AVAILABLE DATA
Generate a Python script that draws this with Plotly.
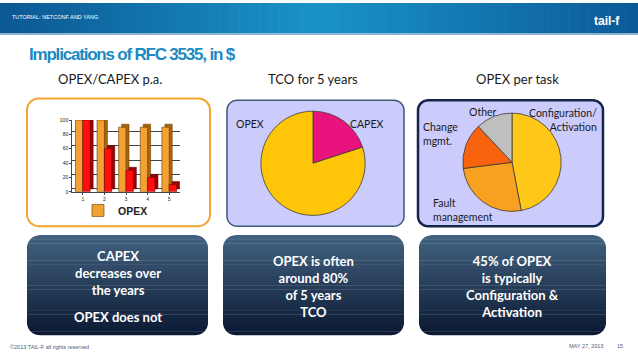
import math
import plotly.graph_objects as go

W, H = 638, 359

# ---------------- data ----------------
years = [1, 2, 3, 4, 5]
opex_pa = [100, 100, 90, 90, 90]
capex_pa = [100, 60, 30, 20, 10]
y_ticks = [0, 20, 40, 60, 80, 100]

tco_labels = ["CAPEX", "OPEX"]
tco_values = [20, 80]

task_labels = ["Configuration/Activation", "Fault management", "Change mgmt.", "Other"]
task_values = [47, 26, 15, 12]

title = "Implications of RFC 3535, in $"
subtitles = ["OPEX/CAPEX p.a.", "TCO for 5 years", "OPEX per task"]
box_texts = [
    ["CAPEX<br>decreases over<br>the years", "OPEX does not"],
    ["OPEX is often<br>around 80%<br>of 5 years<br>TCO"],
    ["45% of OPEX<br>is typically<br>Configuration &<br>Activation"],
]


def px(x):
    return x / W


def py(y):
    return 1 - y / H


def hexmix(c1, c2, t):
    a = [int(c1[i:i + 2], 16) for i in (1, 3, 5)]
    b = [int(c2[i:i + 2], 16) for i in (1, 3, 5)]
    return "#%02x%02x%02x" % tuple(round(a[k] + (b[k] - a[k]) * t) for k in range(3))


def xleft(x0, y0, y1, r, y):
    d = min(y - y0, y1 - y)
    if d >= r:
        return x0
    return x0 + r - math.sqrt(max(r * r - (r - d) ** 2, 0))


def rrect_poly(x0, y0, x1, y1, r, ya, yb, n=8):
    ys = [ya + (yb - ya) * i / n for i in range(n + 1)]
    left = [(xleft(x0, y0, y1, r, y), y) for y in ys]
    right = [(x1 - (xleft(x0, y0, y1, r, y) - x0), y) for y in reversed(ys)]
    pts = left + right
    return "M " + " L ".join("%.5f,%.5f" % (px(a), py(b)) for a, b in pts) + " Z"


def rrect_path(x0, y0, x1, y1, r):
    pts = []
    steps = 10
    corners = [(x1 - r, y0 + r, -90, 0), (x1 - r, y1 - r, 0, 90),
               (x0 + r, y1 - r, 90, 180), (x0 + r, y0 + r, 180, 270)]
    for cx, cy, a0, a1 in corners:
        for i in range(steps + 1):
            a = math.radians(a0 + (a1 - a0) * i / steps)
            pts.append((cx + r * math.cos(a), cy + r * math.sin(a)))
    return "M " + " L ".join("%.5f,%.5f" % (px(a), py(b)) for a, b in pts) + " Z"


shapes = []
# header gradient
nstrip = 64
for i in range(nstrip):
    t = i / (nstrip - 1)
    if t < 0.5:
        c = hexmix("#0c5893", "#1a93ca", t / 0.5)
    else:
        c = hexmix("#1a93ca", "#0b5a98", (t - 0.5) / 0.5)
    shapes.append(dict(type="rect", xref="paper", yref="paper",
                       x0=px(W * i / nstrip), x1=px(W * (i + 1) / nstrip + 0.6),
                       y0=py(31), y1=py(0), fillcolor=c, line_width=0, layer="below"))
shapes.append(dict(type="rect", xref="paper", yref="paper", x0=0, x1=1,
                   y0=py(32.5), y1=py(31), fillcolor="#8fb3cf", line_width=0, layer="below"))

# panels
shapes.append(dict(type="path", xref="paper", yref="paper",
                   path=rrect_path(27, 97, 210, 227, 12),
                   fillcolor="white", line=dict(color="#f2a531", width=2), layer="below"))
shapes.append(dict(type="path", xref="paper", yref="paper",
                   path=rrect_path(227, 99, 404, 227, 10),
                   fillcolor="#ccccfc", line=dict(color="#3d5878", width=1.5), layer="below"))
shapes.append(dict(type="path", xref="paper", yref="paper",
                   path=rrect_path(418, 99, 603, 227, 10),
                   fillcolor="#ccccfc", line=dict(color="#14244a", width=2.5), layer="below"))

# bottom boxes with vertical gradient
boxes = [(27, 236, 208, 338), (223, 236, 404, 338), (419, 236, 606, 338)]
nb = 24
for (x0, y0, x1, y1) in boxes:
    for i in range(nb):
        ya = y0 + (y1 - y0) * i / nb
        yb = min(y0 + (y1 - y0) * (i + 1) / nb + 0.4, y1)
        c = hexmix("#41617f", "#0c1a34", i / (nb - 1))
        shapes.append(dict(type="path", xref="paper", yref="paper",
                           path=rrect_poly(x0, y0, x1, y1, 13, ya, yb),
                           fillcolor=c, line_width=0, layer="below"))

fig = go.Figure()

# bar chart: 3D-ish depth layer on base axes (shifted), front bars on overlay axes
dx_cat = 0.14
dy_val = 4.2
fig.add_trace(go.Bar(x=years, y=opex_pa, name="OPEX", marker=dict(color="#a8660c", line=dict(color="#5a3000", width=0.5)),
                     xaxis="x", yaxis="y", showlegend=False, hoverinfo="skip", offsetgroup="a"))
fig.add_trace(go.Bar(x=years, y=capex_pa, name="CAPEX", marker=dict(color="#a00000", line=dict(color="#500000", width=0.5)),
                     xaxis="x", yaxis="y", showlegend=False, hoverinfo="skip", offsetgroup="b"))
fig.add_trace(go.Bar(x=years, y=opex_pa, name="OPEX", marker=dict(color="#f2a232", line=dict(color="#6a3a00", width=0.6)),
                     xaxis="x2", yaxis="y2", showlegend=True, offsetgroup="a"))
fig.add_trace(go.Bar(x=years, y=capex_pa, name="CAPEX", marker=dict(color="#ff1010", line=dict(color="#700000", width=0.6)),
                     xaxis="x2", yaxis="y2", showlegend=False, offsetgroup="b"))

# pies
fig.add_trace(go.Pie(labels=tco_labels, values=tco_values, sort=False, direction="clockwise",
                     rotation=0, textinfo="none", showlegend=False,
                     marker=dict(colors=["#e8137c", "#ffc508"], line=dict(color="#3a3a3a", width=0.8)),
                     domain=dict(x=[px(260), px(366)], y=[py(216), py(110)])))
fig.add_trace(go.Pie(labels=task_labels, values=task_values, sort=False, direction="clockwise",
                     rotation=0, textinfo="none", showlegend=False,
                     marker=dict(colors=["#ffc718", "#f8a020", "#f8640e", "#bfbfbf"],
                                 line=dict(color="#3a3a3a", width=0.8)),
                     domain=dict(x=[px(462), px(562)], y=[py(212), py(112)])))

xd = [px(72), px(180)]
yd = [py(192), py(119)]
tickfont = dict(family="Liberation Sans", size=5, color="#222")
fig.update_layout(
    width=W, height=H, margin=dict(l=0, r=0, t=0, b=0),
    paper_bgcolor="white", plot_bgcolor="#c3c3c3",
    barmode="group", bargap=0.32, bargroupgap=0.0,
    xaxis=dict(domain=xd, range=[0.5 - dx_cat, 5.5 - dx_cat], showticklabels=False,
               showgrid=False, zeroline=False, fixedrange=True),
    yaxis=dict(domain=yd, range=[-dy_val, 100 - dy_val], tickvals=y_ticks, showticklabels=False,
               showgrid=True, gridcolor="#444", gridwidth=0.6, zeroline=False, fixedrange=True),
    xaxis2=dict(domain=xd, range=[0.5, 5.5], overlaying="x", anchor="y2", tickvals=years,
                tickfont=tickfont, showgrid=False, zeroline=False, ticks="outside",
                ticklen=2, tickcolor="#444", showline=True, linecolor="#444", linewidth=0.6),
    yaxis2=dict(domain=yd, range=[0, 100], overlaying="y", anchor="x2", tickvals=y_ticks,
                tickfont=tickfont, showgrid=False, zeroline=False, ticks="outside",
                ticklen=2, tickcolor="#444", showline=True, linecolor="#444", linewidth=0.6),
    legend=dict(x=px(78), y=py(211), xanchor="left", yanchor="middle", orientation="h",
                font=dict(family="Liberation Sans", size=10.5, color="#222", weight="bold"),
                bgcolor="rgba(0,0,0,0)", itemwidth=30),
    shapes=shapes,
)

ann = []
ann.append(dict(text="TUTORIAL: NETCONF AND YANG", x=px(10), y=py(14), xanchor="left", yanchor="middle",
                font=dict(family="Liberation Sans", size=5.5, color="white")))
ann.append(dict(text="<b>tail-f</b>", x=px(622), y=py(18), xanchor="right", yanchor="middle",
                font=dict(family="Liberation Sans", size=12, color="white")))
ann.append(dict(text="<b><span style='letter-spacing:-1.2px'>" + title + "</span></b>", x=px(27), y=py(52),
                xanchor="left", yanchor="middle",
                font=dict(family="Liberation Sans", size=17, color="#1b8ac3")))
for txt, cx in zip(subtitles, [110, 313, 517]):
    ann.append(dict(text=txt, x=px(cx), y=py(77), xanchor="center", yanchor="middle",
                    font=dict(family="Lato", size=13, color="#1a1a1a")))
lab = dict(family="Lato", size=10.5, color="#1a1a1a")
ann.append(dict(text="OPEX", x=px(250), y=py(123), xanchor="center", yanchor="middle", font=lab))
ann.append(dict(text="CAPEX", x=px(367), y=py(123), xanchor="center", yanchor="middle", font=lab))
ann.append(dict(text="Other", x=px(483), y=py(111), xanchor="center", yanchor="middle", font=lab))
ann.append(dict(text="Configuration/<br>Activation", x=px(599), y=py(119), xanchor="right", yanchor="middle",
                align="right", font=lab))
ann.append(dict(text="Change<br>mgmt.", x=px(421), y=py(133), xanchor="left", yanchor="middle",
                align="left", font=lab))
ann.append(dict(text="Fault<br>management", x=px(431), y=py(211), xanchor="left", yanchor="middle",
                align="left", font=lab))
box_text_y = [[275, 319], [288], [288]]
for parts, ys, (x0, y0, x1, y1) in zip(box_texts, box_text_y, boxes):
    for txt, ty in zip(parts, ys):
        ann.append(dict(text="<b>" + txt + "</b>", x=px((x0 + x1) / 2), y=py(ty), xanchor="center",
                        yanchor="middle", align="center",
                        font=dict(family="Lato", size=13, color="white")))
ann.append(dict(text="©2013 TAIL-F all rights reserved", x=px(8), y=py(350), xanchor="left", yanchor="middle",
                font=dict(family="Liberation Sans", size=5.5, color="#4a5a7a")))
ann.append(dict(text="MAY 27, 2013", x=px(605), y=py(349), xanchor="right", yanchor="middle",
                font=dict(family="Liberation Sans", size=5.5, color="#4a5a7a")))
ann.append(dict(text="15", x=px(620), y=py(349), xanchor="center", yanchor="middle",
                font=dict(family="Liberation Sans", size=5.5, color="#4a5a7a")))
for a in ann:
    a.update(xref="paper", yref="paper", showarrow=False)
fig.update_layout(annotations=ann)

fig.write_html("out.html", config={"displayModeBar": False},
               post_script="document.body.style.margin='0px';document.body.style.overflow='hidden';")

DIRECTIONS FOR THIS TASK
Return only the lines running from the top of the data to the line that holds "return x0 +". Include both of those lines, but skip the pictures.

SOLUTION TO THIS PROBLEM
Generate a Python script that draws this with Plotly.
import math
import plotly.graph_objects as go

W, H = 638, 359

# ---------------- data ----------------
years = [1, 2, 3, 4, 5]
opex_pa = [100, 100, 90, 90, 90]
capex_pa = [100, 60, 30, 20, 10]
y_ticks = [0, 20, 40, 60, 80, 100]

tco_labels = ["CAPEX", "OPEX"]
tco_values = [20, 80]

task_labels = ["Configuration/Activation", "Fault management", "Change mgmt.", "Other"]
task_values = [47, 26, 15, 12]

title = "Implications of RFC 3535, in $"
subtitles = ["OPEX/CAPEX p.a.", "TCO for 5 years", "OPEX per task"]
box_texts = [
    ["CAPEX<br>decreases over<br>the years", "OPEX does not"],
    ["OPEX is often<br>around 80%<br>of 5 years<br>TCO"],
    ["45% of OPEX<br>is typically<br>Configuration &<br>Activation"],
]


def px(x):
    return x / W


def py(y):
    return 1 - y / H


def hexmix(c1, c2, t):
    a = [int(c1[i:i + 2], 16) for i in (1, 3, 5)]
    b = [int(c2[i:i + 2], 16) for i in (1, 3, 5)]
    return "#%02x%02x%02x" % tuple(round(a[k] + (b[k] - a[k]) * t) for k in range(3))


def xleft(x0, y0, y1, r, y):
    d = min(y - y0, y1 - y)
    if d >= r:
        return x0
    return x0 + r - math.sqrt(max(r * r - (r - d) ** 2, 0))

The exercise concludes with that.